* Given records
####################
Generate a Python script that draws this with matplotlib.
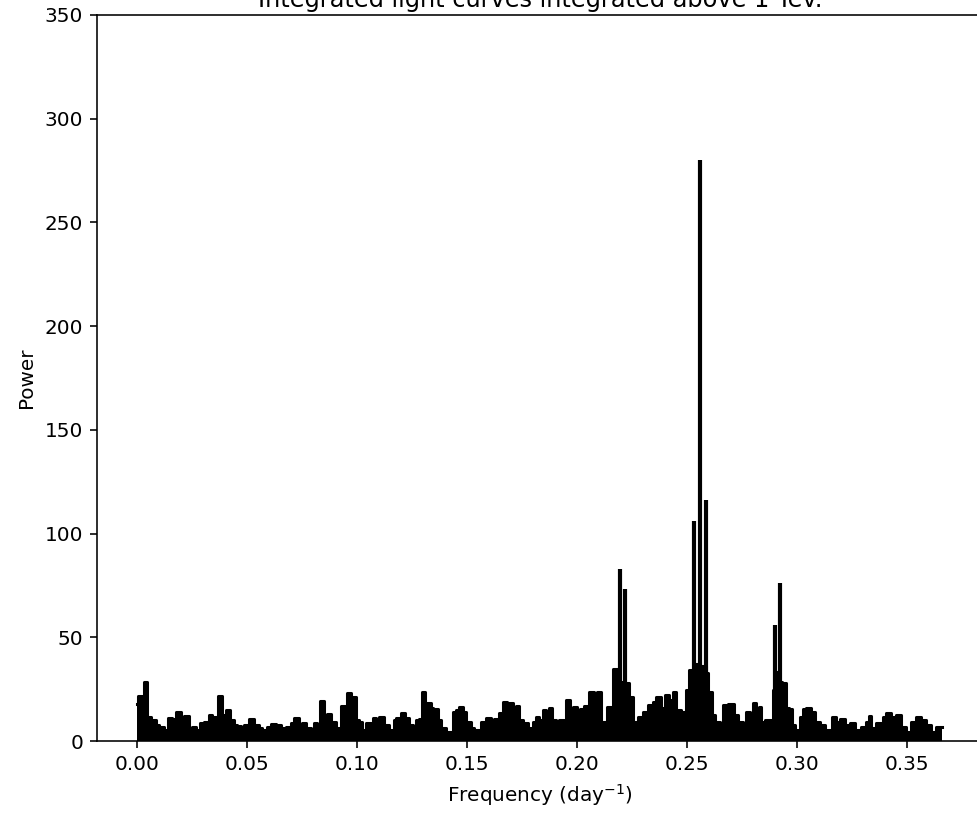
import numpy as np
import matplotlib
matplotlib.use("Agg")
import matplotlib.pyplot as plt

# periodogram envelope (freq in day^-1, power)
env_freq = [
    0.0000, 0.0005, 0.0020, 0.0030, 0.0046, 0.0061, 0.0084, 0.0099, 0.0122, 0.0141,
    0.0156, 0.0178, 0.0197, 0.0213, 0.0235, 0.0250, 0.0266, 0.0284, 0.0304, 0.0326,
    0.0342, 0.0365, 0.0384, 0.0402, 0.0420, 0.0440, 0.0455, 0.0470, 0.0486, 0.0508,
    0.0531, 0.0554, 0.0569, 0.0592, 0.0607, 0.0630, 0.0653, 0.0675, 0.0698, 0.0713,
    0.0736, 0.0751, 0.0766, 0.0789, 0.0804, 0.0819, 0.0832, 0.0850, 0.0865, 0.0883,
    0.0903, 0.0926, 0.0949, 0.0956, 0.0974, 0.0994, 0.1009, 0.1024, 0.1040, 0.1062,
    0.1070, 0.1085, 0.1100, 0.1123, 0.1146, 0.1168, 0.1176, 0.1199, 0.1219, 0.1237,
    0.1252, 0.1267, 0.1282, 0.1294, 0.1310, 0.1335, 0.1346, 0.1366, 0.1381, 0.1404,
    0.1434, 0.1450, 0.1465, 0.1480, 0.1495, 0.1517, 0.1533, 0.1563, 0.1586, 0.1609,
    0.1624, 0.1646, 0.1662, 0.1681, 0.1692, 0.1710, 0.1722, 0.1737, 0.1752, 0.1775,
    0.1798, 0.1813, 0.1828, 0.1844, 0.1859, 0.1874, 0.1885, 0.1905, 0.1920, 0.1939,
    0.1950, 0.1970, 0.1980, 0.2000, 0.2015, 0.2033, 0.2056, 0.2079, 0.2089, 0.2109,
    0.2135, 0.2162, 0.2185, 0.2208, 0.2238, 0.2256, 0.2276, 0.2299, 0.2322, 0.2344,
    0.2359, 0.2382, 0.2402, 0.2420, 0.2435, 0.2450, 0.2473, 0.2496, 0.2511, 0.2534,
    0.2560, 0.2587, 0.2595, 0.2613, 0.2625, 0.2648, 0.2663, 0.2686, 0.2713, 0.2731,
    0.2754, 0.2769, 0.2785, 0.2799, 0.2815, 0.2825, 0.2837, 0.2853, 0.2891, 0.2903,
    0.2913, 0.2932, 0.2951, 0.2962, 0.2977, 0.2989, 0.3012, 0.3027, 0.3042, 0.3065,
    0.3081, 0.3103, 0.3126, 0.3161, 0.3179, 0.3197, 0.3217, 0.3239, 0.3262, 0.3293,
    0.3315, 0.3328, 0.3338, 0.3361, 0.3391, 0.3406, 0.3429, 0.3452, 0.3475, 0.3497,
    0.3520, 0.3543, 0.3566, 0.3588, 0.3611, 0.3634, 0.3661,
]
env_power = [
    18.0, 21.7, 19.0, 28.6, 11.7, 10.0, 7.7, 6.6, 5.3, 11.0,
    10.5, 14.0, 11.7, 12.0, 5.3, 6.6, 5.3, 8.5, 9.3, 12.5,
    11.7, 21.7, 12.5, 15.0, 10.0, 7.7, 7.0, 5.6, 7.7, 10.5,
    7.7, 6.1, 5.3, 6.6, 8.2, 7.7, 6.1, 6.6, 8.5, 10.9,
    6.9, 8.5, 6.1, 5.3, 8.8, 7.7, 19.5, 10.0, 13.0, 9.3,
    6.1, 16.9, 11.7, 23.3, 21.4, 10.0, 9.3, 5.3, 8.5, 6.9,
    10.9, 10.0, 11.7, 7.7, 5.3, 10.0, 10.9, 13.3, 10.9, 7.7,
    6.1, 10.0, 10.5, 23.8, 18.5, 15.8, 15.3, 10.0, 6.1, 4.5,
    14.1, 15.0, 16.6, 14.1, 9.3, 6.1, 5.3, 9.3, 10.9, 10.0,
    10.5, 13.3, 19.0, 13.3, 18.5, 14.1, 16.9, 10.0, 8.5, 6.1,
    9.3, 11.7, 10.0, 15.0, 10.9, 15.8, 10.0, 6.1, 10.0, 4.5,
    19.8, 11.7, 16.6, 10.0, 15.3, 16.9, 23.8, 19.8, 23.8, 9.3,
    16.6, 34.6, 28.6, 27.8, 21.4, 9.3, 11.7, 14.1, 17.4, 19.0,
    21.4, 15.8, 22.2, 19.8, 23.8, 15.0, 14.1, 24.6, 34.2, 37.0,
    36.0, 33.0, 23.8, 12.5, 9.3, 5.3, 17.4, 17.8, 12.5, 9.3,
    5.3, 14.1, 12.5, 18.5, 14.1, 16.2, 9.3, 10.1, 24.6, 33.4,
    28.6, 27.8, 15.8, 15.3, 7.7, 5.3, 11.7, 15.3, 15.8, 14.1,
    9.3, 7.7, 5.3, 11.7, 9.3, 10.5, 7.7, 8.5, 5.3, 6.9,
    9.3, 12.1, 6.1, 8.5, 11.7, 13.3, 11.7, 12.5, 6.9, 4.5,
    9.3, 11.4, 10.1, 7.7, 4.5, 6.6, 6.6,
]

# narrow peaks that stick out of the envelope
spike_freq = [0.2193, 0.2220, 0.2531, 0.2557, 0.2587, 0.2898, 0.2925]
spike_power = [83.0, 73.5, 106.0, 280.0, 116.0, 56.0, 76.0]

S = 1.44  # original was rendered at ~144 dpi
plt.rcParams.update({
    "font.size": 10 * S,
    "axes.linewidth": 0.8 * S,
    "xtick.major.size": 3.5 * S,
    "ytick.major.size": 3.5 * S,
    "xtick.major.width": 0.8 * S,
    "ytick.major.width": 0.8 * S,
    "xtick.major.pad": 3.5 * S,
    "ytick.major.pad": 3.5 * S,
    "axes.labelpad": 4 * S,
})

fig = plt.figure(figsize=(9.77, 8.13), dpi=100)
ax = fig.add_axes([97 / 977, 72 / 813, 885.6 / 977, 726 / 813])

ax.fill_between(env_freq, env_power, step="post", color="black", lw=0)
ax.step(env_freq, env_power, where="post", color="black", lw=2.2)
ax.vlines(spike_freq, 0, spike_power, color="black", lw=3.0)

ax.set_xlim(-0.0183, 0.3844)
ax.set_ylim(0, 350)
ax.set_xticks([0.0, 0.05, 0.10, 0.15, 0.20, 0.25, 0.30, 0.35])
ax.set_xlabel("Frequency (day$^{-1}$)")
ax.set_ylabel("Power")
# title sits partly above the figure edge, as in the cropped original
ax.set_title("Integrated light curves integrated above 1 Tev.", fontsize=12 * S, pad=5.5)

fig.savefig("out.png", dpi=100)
####################
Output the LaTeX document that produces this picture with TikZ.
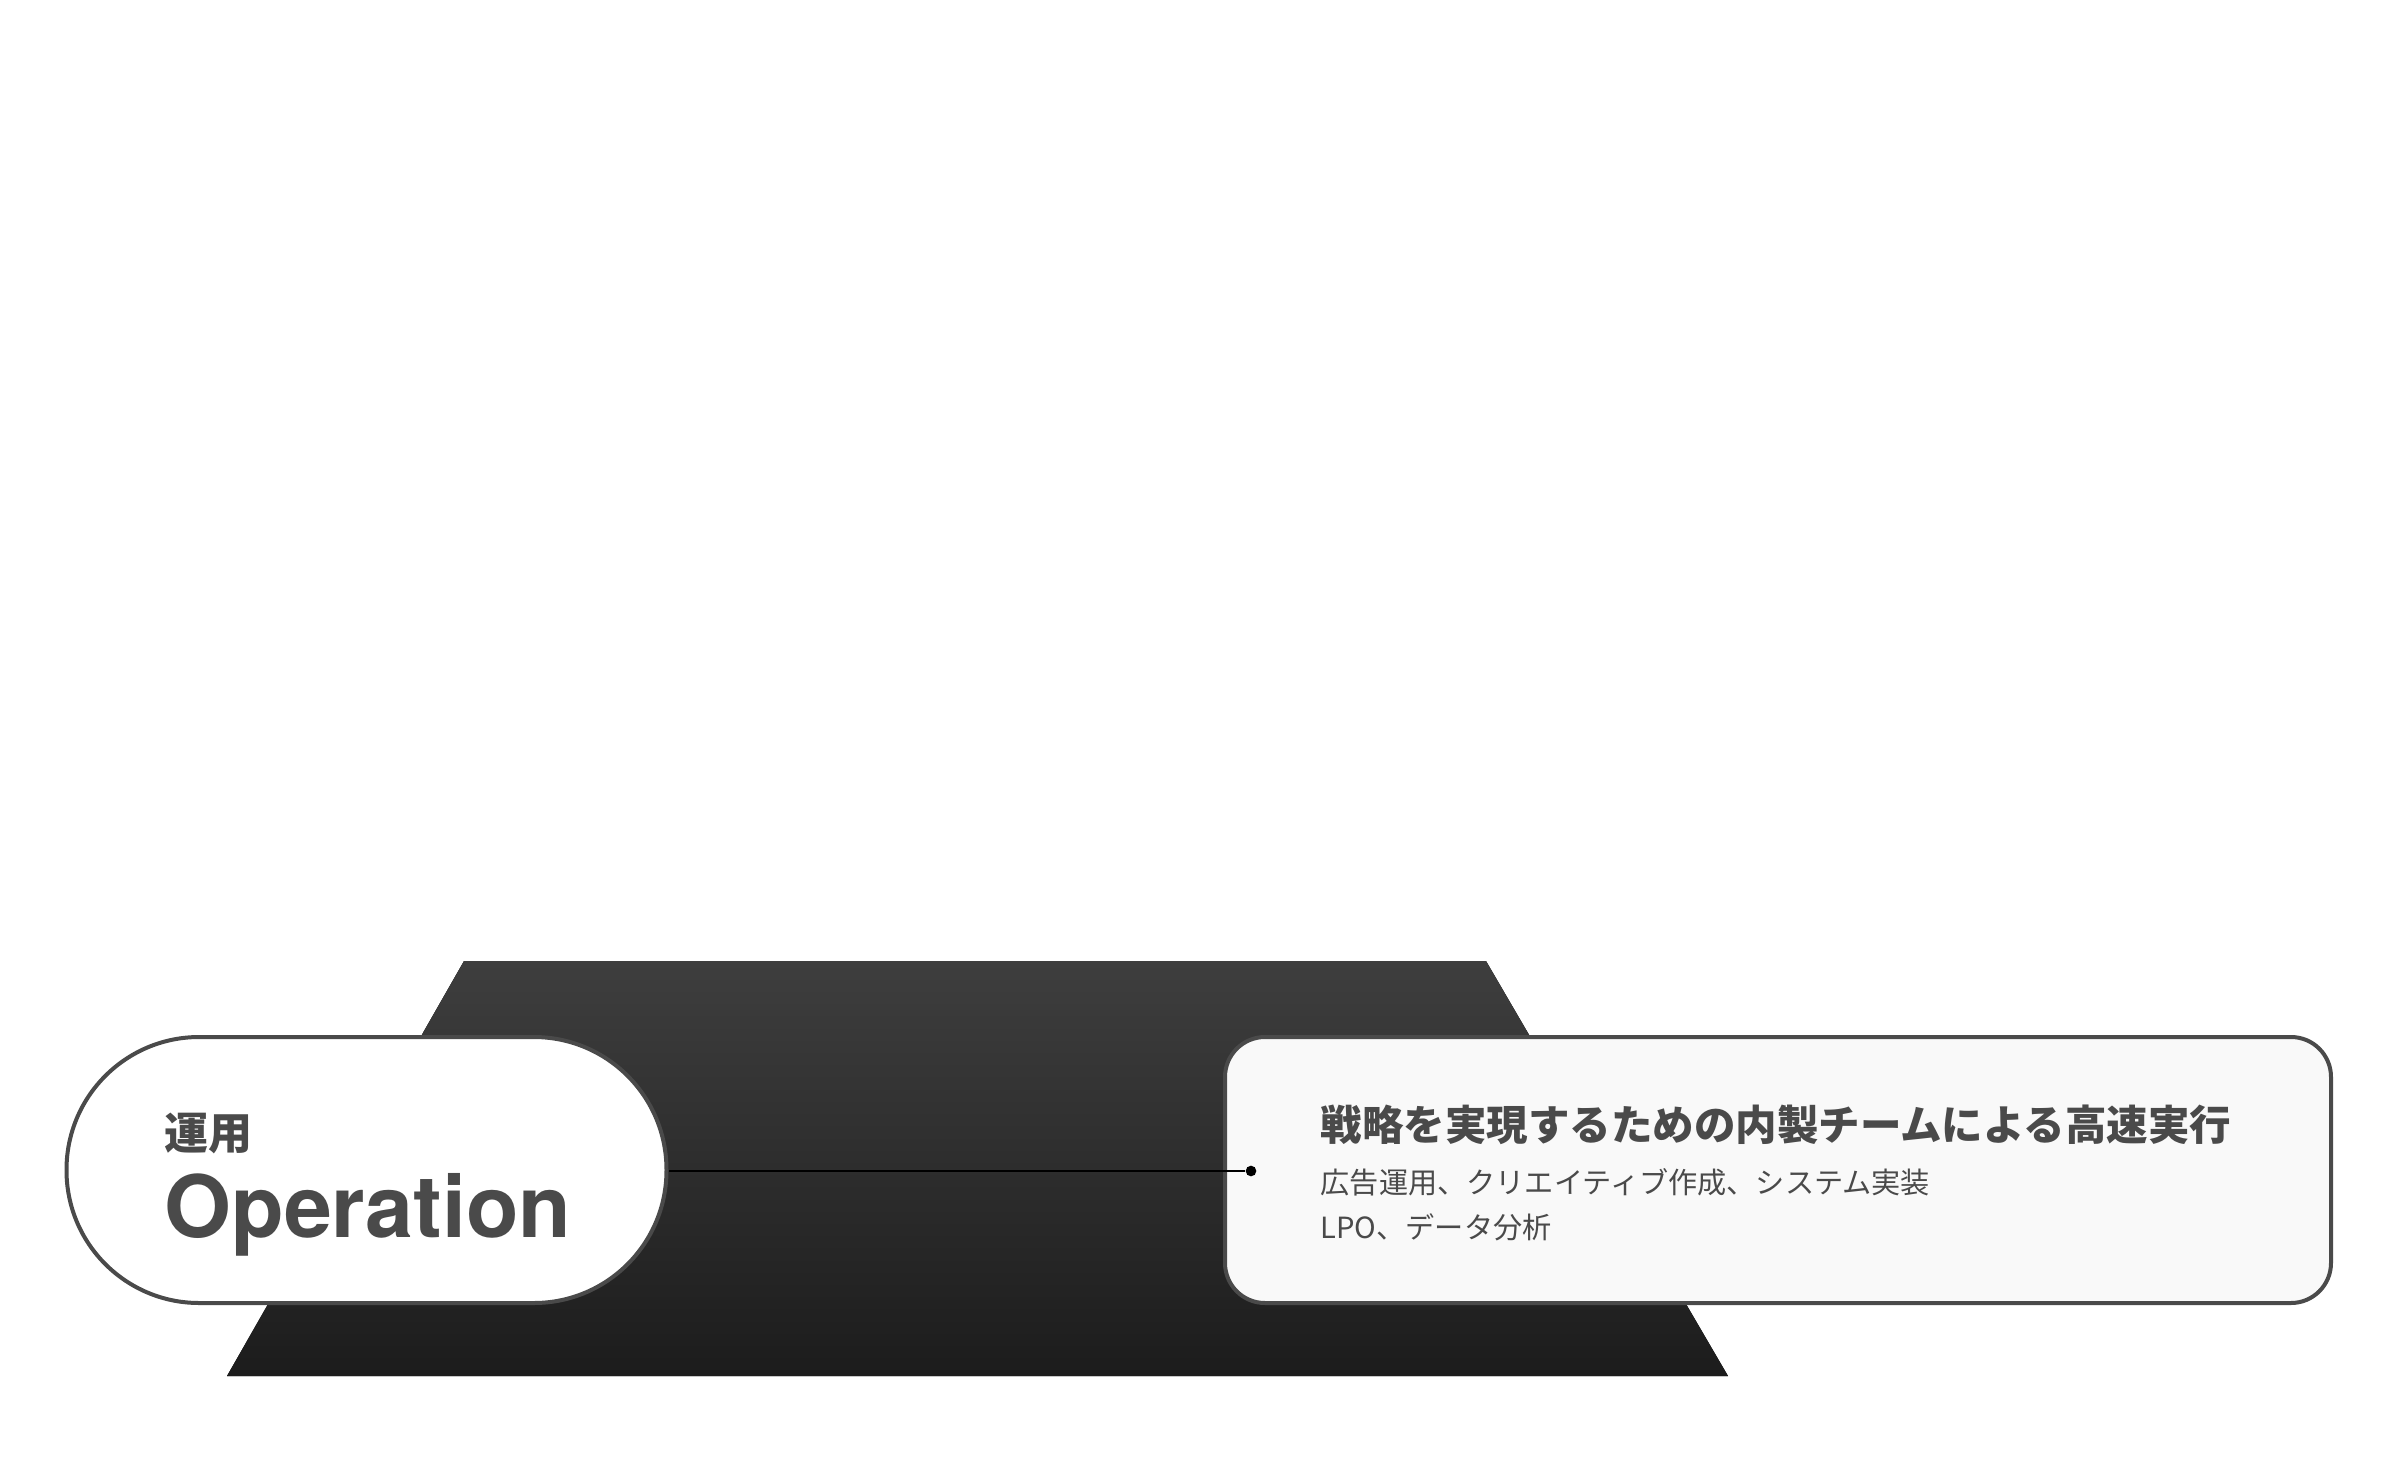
####################
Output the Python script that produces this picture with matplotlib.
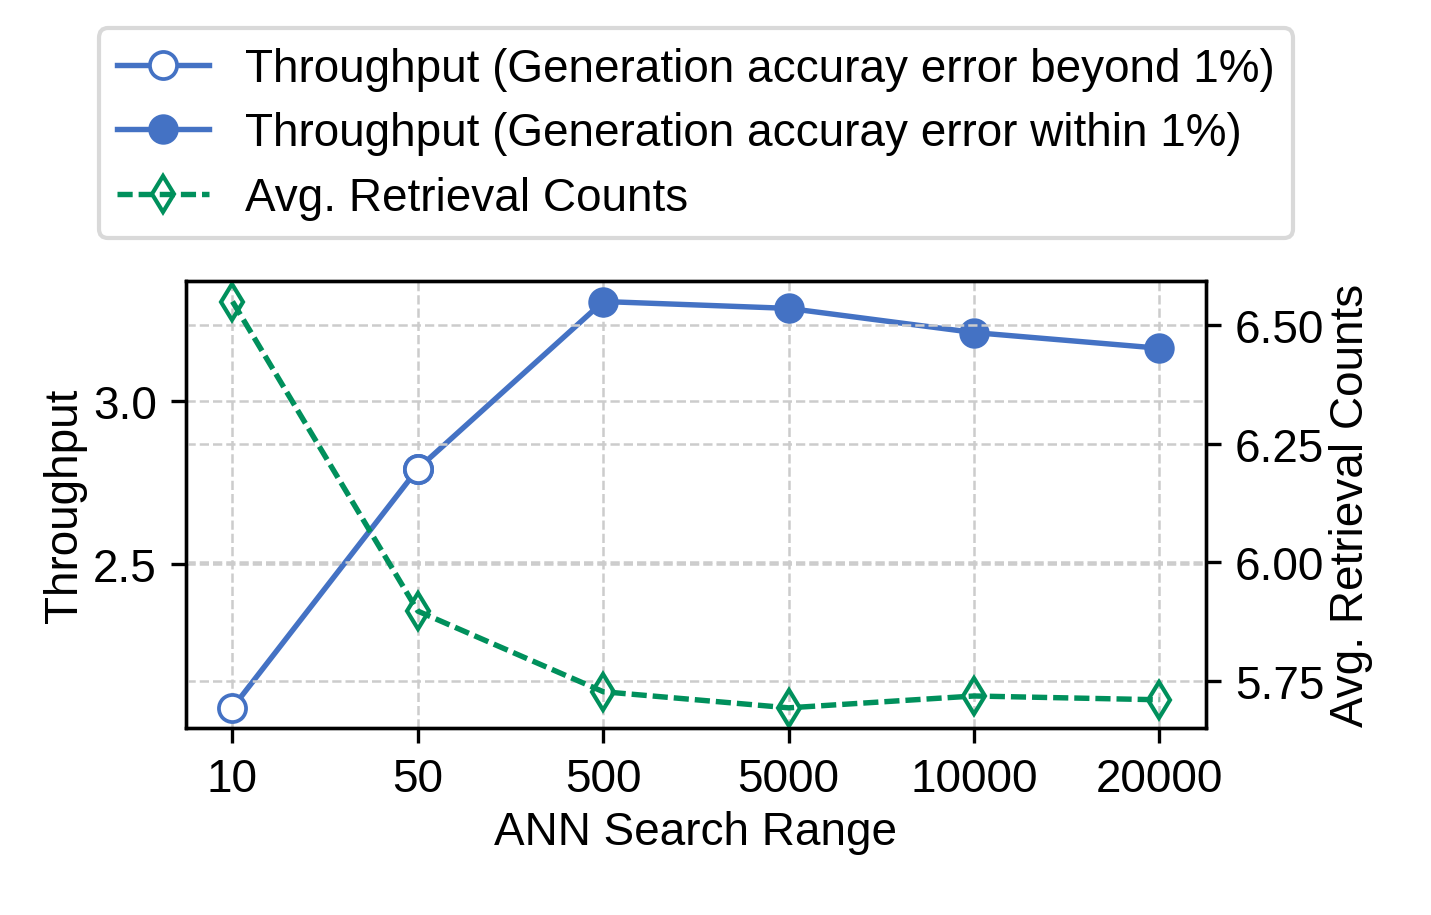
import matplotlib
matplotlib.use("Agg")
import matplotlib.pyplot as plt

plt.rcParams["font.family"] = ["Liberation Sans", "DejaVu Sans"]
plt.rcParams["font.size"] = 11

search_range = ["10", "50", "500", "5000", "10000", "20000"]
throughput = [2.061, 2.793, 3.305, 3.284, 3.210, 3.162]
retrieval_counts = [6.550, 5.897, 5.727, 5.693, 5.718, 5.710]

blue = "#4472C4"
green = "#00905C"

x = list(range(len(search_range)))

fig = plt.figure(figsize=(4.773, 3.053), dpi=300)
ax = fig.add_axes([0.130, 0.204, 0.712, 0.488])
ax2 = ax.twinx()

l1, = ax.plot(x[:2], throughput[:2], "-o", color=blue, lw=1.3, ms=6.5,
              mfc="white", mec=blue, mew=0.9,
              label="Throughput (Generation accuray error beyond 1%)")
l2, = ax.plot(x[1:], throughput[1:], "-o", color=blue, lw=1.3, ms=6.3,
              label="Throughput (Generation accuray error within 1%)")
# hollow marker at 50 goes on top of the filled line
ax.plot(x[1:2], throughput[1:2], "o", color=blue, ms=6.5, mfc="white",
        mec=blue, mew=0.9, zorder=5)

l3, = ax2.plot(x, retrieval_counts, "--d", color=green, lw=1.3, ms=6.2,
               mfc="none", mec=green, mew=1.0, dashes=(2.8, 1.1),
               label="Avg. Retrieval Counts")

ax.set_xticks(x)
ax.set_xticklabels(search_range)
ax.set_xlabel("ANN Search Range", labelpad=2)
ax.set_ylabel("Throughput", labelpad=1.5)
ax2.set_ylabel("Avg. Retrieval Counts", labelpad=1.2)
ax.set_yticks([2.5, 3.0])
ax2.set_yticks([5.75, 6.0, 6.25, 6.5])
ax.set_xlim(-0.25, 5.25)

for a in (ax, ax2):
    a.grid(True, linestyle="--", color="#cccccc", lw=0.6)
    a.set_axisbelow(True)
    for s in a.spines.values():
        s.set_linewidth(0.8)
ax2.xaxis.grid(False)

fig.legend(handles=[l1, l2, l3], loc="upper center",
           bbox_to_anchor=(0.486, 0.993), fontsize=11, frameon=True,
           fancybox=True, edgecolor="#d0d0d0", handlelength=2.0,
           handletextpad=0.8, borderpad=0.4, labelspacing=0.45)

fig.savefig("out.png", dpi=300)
####################
* What is asked
Transcribe only the lines from the line holding "Output the Python" through the line holding "retrieval_counts = [6.550, 5.897, 5.727, 5.693, 5.718, 5.710]", inclusive, without any of the pictures.

* Solution to this problem
Output the Python script that produces this picture with matplotlib.
import matplotlib
matplotlib.use("Agg")
import matplotlib.pyplot as plt

plt.rcParams["font.family"] = ["Liberation Sans", "DejaVu Sans"]
plt.rcParams["font.size"] = 11

search_range = ["10", "50", "500", "5000", "10000", "20000"]
throughput = [2.061, 2.793, 3.305, 3.284, 3.210, 3.162]
retrieval_counts = [6.550, 5.897, 5.727, 5.693, 5.718, 5.710]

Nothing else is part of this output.